Answer

**step1** Understanding the problem

The problem asks us to find an equivalent expression for the fraction $$\frac{6}{\sqrt{2}}$$. We are given a hint to rationalize the denominator and simplify the expression.

**step2** Rationalizing the denominator

To rationalize the denominator, we need to eliminate the square root from the denominator. We can do this by multiplying both the numerator and the denominator by the square root that is in the denominator.

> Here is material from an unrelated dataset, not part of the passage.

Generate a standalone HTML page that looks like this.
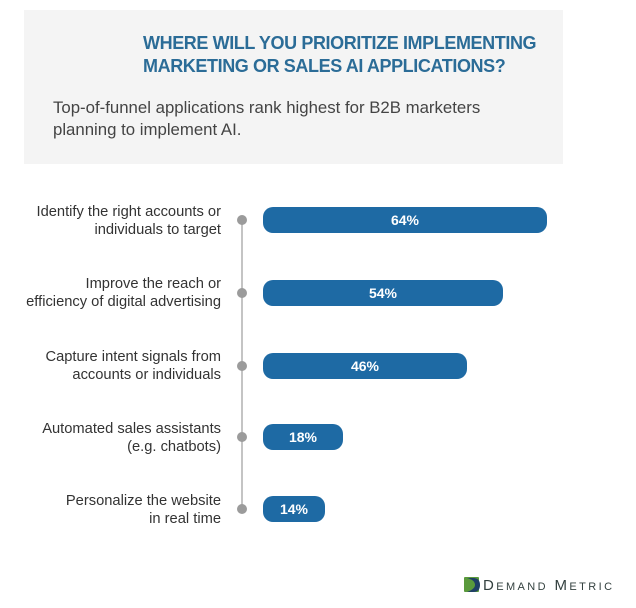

In this case, the denominator is $$\sqrt{2}$$, so we will multiply the fraction by $$\frac{\sqrt{2}}{\sqrt{2}}$$.
The original fraction is $$\frac{6}{\sqrt{2}}$$.
Multiply the numerator by $$\sqrt{2}$$: $$6 \times \sqrt{2} = 6\sqrt{2}$$
Multiply the denominator by $$\sqrt{2}$$: $$\sqrt{2} \times \sqrt{2} = 2$$
So the fraction becomes $$\frac{6\sqrt{2}}{2}$$.

**step3** Simplifying the expression

Now we have the expression $$\frac{6\sqrt{2}}{2}$$. We can simplify the numerical part of the fraction.
Divide 6 by 2: $$6 \div 2 = 3$$
So, the simplified expression is $$3\sqrt{2}$$.

**step4** Comparing with choices

We compare our simplified expression $$3\sqrt{2}$$ with the given choices:
A. $$\frac{3\sqrt{2}}{2}$$
B. $$3\sqrt{2}$$
C. $$\frac{6\sqrt{2}}{5}$$
D. $$6\sqrt{2}$$
Our result matches choice B.